Boards that treat AI purely as a challenge are at risk of being reactive to change, rather than proactively shaping it to their advantage. When it comes to new technology, board-level AI expertise can help companies make well-informed decisions on the appropriate balance between risk and opportunity, ensuring they are applying the technology safely, ethically and strategically.
The ability to intelligently leverage AI will come to define competitiveness as much as capital or talent.
Rethinking the boardroom
For scaleup boards, adapting to AI requires a fundamental rethink of governance.
Good governance can no longer just involve quarterly meetings and long-term plans. The pace at which AI is shaping the UK’s business environment demands an approach which is more data-driven, agile, and engaged. While long-term strategic planning is essential, our perception of boards must shift from high-level, oversight bodies to hands-on strategic support systems, able to guide and respond to change in real time and at the same fast pace these technologies evolve.
Today’s most effective boards are operationally engaged, with 31% of UK and European directors saying that hands-on operational support is now one of the most valuable board functions.

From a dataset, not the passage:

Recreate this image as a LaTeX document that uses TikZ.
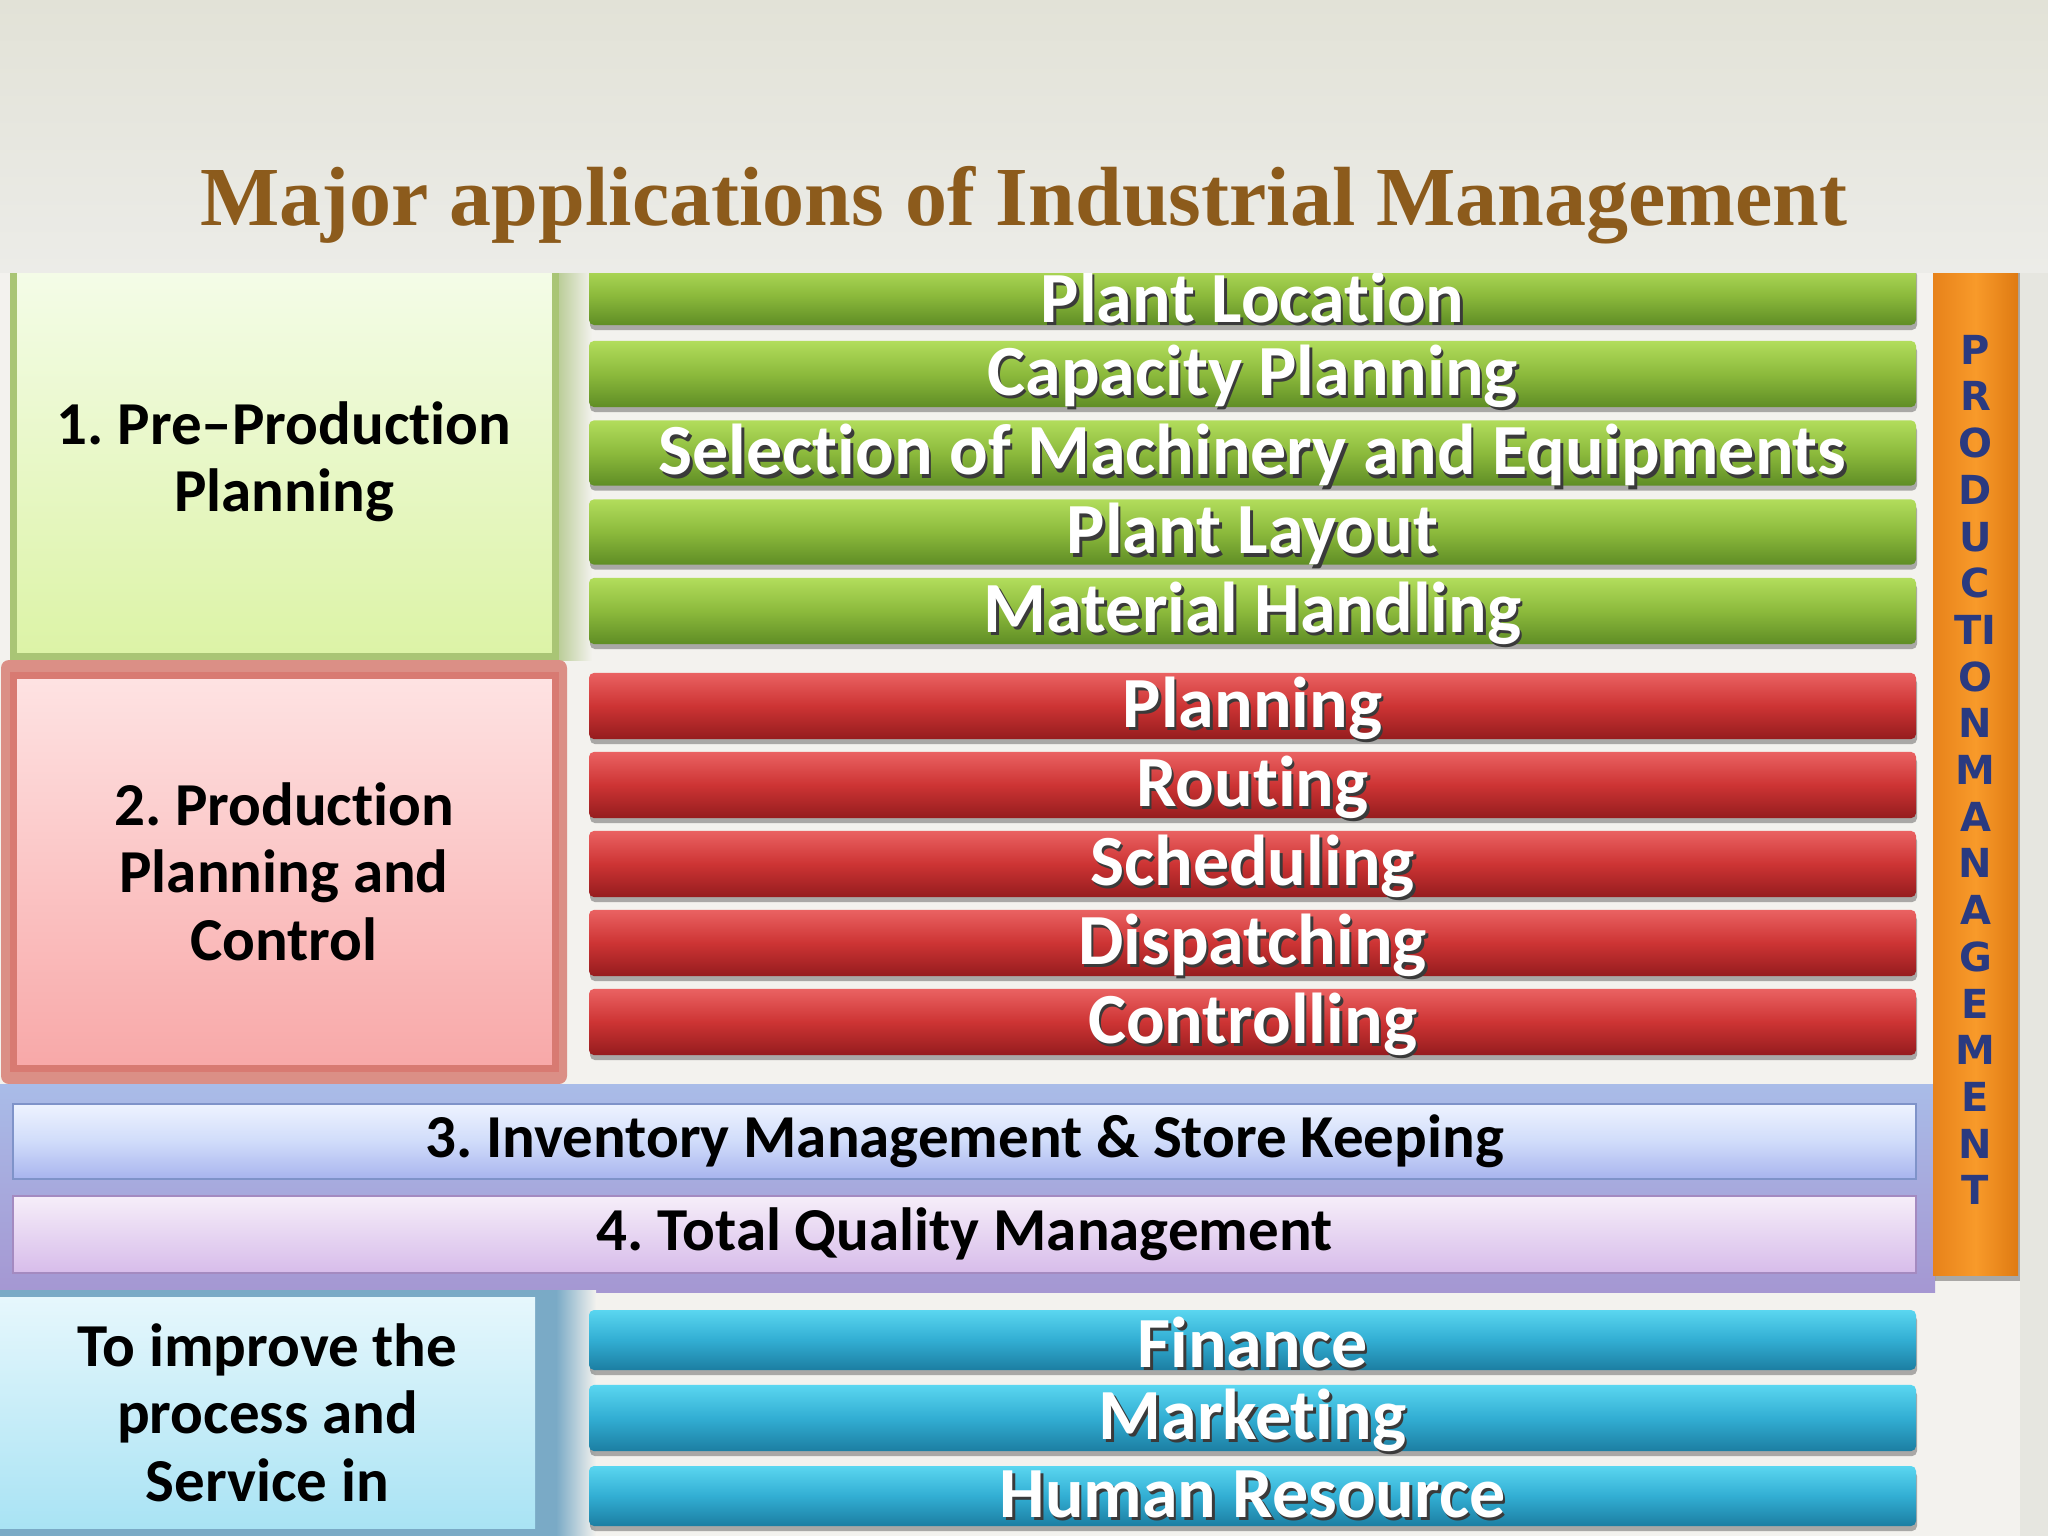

Embedding AI expertise, with at least one AI expert at board level, would empower boards to interpret and utilise data more effectively, ensuring that smart, evidence-based decisions can be made at speed.
As one company director recently put it to me, “What worked yesterday isn’t going to work today.” Boards that engage regularly with executive teams, and combine diverse expertise with adaptive thinking and AI insights, will be much better equipped to steer through volatility, ensuring that new technologies are applied responsibly and strategically.
Future-proofing governance
AI has already rewritten the rules of innovation and competition. The question now is whether UK scaleups will adapt their governance structures to reflect this.
Boards that combine agility and engagement with AI intelligence guide their companies through uncertainty with clarity and confidence. The winners of the next decade won’t just use AI; they will integrate it from the top down.